Frequently Asked Questions
Is adobo a dish or a marinade?
Fundamentally, it’s a marinade and a cooking method originating from the Spanish word adobar. In the Philippines, it evolved into a specific stew that is a finished dish, while in Mexico and Puerto Rico, it has remained primarily a marinade or seasoning used to prepare other dishes.
Which adobo is the “original”?
The original concept came from Spain and Portugal. The closest version to the pre-colonial Filipino style is likely “adobong puti” (white adobo), which uses only salt, vinegar, and garlic, as soy sauce was introduced later by Chinese traders.
Can I use a different vinegar for Filipino adobo?
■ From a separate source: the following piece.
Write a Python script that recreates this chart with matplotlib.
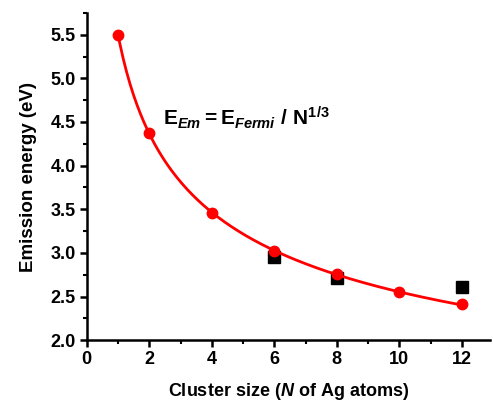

Yes, absolutely. While Filipino cane or coconut vinegar is traditional, standard white distilled vinegar or apple cider vinegar are excellent and widely used substitutes. Just avoid overly sweet or strongly flavored vinegars like balsamic or red wine unless you’re intentionally experimenting.
Is Mexican adobo spicy?
It can be, but its primary flavor is not heat. The most common chiles used, like ancho and guajillo, are relatively mild and contribute more smoky, fruity, and earthy notes. The heat level can easily be adjusted by adding spicier chiles like chipotle or de árbol.